Söze evdeki misafir giriyor. Eşiyle beraber Şengal’e döndüğünü söyleyen misafir, geldiği Şam’dan şöyle diyor: “Ben Şam’da çok rahattım. Bir konakta yaşıyordum ama yurdum gözümde tütüyordu. Hala oradaki arkadaşlarım telefon açıyor ‘Gel’ diyor, ama ben burada ölmek istiyorum.”

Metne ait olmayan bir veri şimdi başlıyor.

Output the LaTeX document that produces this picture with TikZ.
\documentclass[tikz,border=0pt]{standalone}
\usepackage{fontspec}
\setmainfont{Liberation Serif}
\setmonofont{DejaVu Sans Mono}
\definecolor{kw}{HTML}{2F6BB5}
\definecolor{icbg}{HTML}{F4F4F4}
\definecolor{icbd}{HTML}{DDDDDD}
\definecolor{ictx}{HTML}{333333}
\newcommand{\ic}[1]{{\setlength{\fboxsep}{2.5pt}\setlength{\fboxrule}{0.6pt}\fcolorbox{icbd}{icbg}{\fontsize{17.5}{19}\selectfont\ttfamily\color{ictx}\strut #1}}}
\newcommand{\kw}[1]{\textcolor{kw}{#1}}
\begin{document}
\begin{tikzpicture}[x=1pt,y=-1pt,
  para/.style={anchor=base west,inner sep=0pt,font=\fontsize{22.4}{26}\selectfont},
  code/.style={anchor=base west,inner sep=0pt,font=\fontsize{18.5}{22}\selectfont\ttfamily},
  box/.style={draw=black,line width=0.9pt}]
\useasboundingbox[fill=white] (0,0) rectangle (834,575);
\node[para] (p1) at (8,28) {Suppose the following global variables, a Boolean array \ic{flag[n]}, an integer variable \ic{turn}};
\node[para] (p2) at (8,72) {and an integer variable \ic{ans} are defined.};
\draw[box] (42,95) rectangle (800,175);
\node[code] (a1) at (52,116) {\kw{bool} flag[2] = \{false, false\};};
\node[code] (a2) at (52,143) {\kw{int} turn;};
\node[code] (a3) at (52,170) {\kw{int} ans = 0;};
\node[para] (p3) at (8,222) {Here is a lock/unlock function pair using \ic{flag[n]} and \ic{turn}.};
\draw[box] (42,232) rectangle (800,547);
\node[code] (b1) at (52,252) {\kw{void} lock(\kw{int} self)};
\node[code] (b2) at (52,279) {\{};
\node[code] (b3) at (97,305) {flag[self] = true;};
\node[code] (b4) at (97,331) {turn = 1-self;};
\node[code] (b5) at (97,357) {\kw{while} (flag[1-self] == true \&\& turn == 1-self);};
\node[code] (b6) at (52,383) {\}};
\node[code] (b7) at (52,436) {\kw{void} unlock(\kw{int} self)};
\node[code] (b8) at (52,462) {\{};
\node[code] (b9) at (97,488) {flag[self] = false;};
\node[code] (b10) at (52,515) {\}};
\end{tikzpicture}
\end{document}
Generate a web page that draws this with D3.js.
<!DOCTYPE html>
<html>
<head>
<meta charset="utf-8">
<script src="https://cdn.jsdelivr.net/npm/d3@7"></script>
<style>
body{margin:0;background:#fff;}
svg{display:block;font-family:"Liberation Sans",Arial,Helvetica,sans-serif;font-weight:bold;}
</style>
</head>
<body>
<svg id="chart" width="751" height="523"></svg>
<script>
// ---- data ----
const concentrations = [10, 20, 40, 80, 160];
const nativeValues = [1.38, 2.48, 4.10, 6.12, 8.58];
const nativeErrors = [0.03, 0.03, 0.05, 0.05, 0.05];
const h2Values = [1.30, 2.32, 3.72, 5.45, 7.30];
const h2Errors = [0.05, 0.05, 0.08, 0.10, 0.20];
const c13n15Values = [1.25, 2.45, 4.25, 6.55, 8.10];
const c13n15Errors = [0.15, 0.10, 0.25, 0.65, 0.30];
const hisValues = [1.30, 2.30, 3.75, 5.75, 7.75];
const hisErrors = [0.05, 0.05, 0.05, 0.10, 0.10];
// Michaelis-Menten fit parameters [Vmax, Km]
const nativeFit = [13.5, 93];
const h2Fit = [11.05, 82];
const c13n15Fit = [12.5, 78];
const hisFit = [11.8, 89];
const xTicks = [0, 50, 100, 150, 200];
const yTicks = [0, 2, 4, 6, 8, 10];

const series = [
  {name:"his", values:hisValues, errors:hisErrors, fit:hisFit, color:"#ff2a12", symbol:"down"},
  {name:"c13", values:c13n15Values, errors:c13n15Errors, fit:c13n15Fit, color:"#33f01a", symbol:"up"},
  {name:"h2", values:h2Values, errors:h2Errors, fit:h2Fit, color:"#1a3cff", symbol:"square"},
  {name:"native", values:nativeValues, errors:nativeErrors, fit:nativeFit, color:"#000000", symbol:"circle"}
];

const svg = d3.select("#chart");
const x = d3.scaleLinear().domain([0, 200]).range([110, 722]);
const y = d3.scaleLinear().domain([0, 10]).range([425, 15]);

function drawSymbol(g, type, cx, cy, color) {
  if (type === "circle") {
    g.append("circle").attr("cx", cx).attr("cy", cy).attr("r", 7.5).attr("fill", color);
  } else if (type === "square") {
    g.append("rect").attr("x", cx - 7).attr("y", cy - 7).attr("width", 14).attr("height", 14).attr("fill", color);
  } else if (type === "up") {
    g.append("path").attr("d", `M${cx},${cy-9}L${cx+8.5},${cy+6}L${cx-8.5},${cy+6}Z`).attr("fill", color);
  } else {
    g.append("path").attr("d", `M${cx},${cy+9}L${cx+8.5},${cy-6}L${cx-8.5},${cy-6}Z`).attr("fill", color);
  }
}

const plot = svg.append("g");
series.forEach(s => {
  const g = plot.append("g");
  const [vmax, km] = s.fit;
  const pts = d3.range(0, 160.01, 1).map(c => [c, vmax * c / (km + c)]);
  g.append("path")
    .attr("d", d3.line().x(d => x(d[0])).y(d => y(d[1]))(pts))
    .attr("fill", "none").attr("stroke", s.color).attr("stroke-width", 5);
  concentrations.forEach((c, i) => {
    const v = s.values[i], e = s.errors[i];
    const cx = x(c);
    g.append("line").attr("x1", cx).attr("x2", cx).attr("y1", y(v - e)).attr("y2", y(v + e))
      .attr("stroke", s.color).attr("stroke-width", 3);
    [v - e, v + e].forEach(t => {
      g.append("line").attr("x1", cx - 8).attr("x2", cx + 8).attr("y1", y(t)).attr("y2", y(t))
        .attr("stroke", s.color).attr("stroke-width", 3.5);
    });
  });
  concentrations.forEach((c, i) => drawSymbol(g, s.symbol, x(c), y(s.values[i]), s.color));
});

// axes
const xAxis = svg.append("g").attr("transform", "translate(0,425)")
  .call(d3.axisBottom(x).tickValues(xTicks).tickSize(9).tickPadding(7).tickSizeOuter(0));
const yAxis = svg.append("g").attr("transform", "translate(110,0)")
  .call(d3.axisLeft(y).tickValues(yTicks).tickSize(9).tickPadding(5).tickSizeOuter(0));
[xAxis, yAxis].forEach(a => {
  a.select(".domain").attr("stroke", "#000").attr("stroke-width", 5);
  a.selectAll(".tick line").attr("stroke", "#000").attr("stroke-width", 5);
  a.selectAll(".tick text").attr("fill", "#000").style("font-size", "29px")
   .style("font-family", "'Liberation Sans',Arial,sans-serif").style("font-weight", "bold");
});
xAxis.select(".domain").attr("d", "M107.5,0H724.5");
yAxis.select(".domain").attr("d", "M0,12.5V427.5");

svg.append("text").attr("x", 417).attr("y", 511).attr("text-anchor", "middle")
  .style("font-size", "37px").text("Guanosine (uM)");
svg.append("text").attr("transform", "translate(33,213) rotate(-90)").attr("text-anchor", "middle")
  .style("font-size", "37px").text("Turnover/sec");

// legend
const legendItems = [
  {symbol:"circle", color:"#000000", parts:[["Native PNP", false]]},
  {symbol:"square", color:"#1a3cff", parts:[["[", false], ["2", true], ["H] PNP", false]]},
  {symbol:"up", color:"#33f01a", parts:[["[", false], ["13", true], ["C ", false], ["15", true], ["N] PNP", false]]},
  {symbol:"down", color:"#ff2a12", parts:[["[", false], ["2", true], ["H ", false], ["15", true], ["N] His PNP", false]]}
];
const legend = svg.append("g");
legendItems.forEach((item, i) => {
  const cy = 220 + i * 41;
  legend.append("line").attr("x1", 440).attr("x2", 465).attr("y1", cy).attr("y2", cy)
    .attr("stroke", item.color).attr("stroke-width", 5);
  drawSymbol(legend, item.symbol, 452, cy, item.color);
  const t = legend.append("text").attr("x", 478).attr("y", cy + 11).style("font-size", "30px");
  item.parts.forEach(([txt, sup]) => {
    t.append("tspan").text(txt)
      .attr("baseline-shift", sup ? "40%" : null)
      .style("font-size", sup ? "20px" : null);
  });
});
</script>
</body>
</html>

13 YAKINI HALA DAİŞ’İN ELİNDE

Heyder, fermanda eşi Nur Seydo Murad’ın amcaoğlunun dağda susuzluktan öldüğünü, ablası Eyşen Heyder Silêmanî’nin ailesinden 16 kişinin DAİŞ tarafından esir alındığını, ablası ile Cîhan Ziyad Heyder ve Naima Hesen Bibo adlı kişilerin 2 bin 500 dolar karşılığında kurtarıldığını, kalan 13 kişinin ise hala DAİŞ’in elinde olduğunun bilgisini paylaşıyor. Heyder, hala DAİŞ’in elinde olan çoğu çocuk 13 kişinin ismini şöyle sıralıyor: Hüsna Hecî Heyder (16), Cemal Ziyad Heyder (10), Canê Ziyad Heyder (12), Nezar Ziyad Heyder (10), Ziyad Heyder (30), Said Heyder (33), Emîn Hecî Heyder (27), Xalit Hecî Heyder (25), Heyder Bibo (60), Meryem Heyder (25) ve yaşları 1 ile 3 arasında değişen 3 çocuk.

TEK ÇARE ÖZGÜÇ

Heyder, bir daha katliamın yaşanmaması için çareyi şu sözlerle dile getiriyor: “Tek kurtarıcı olacak şey, YBŞ ve asayişimizi güçlendirmektir. YBŞ ve YJŞ’yi bir Êzidî olarak destekliyorum. Êzidî halkı artık kendi özgücünün farkında olmalı. Biz birbirimize yardımcı olmazsak kimse bize yardımcı olmaz. Şengal’i yaktılar, insanlarımızı katlettiler, kendi gücümüz olsaydı böyle mi olurdu?”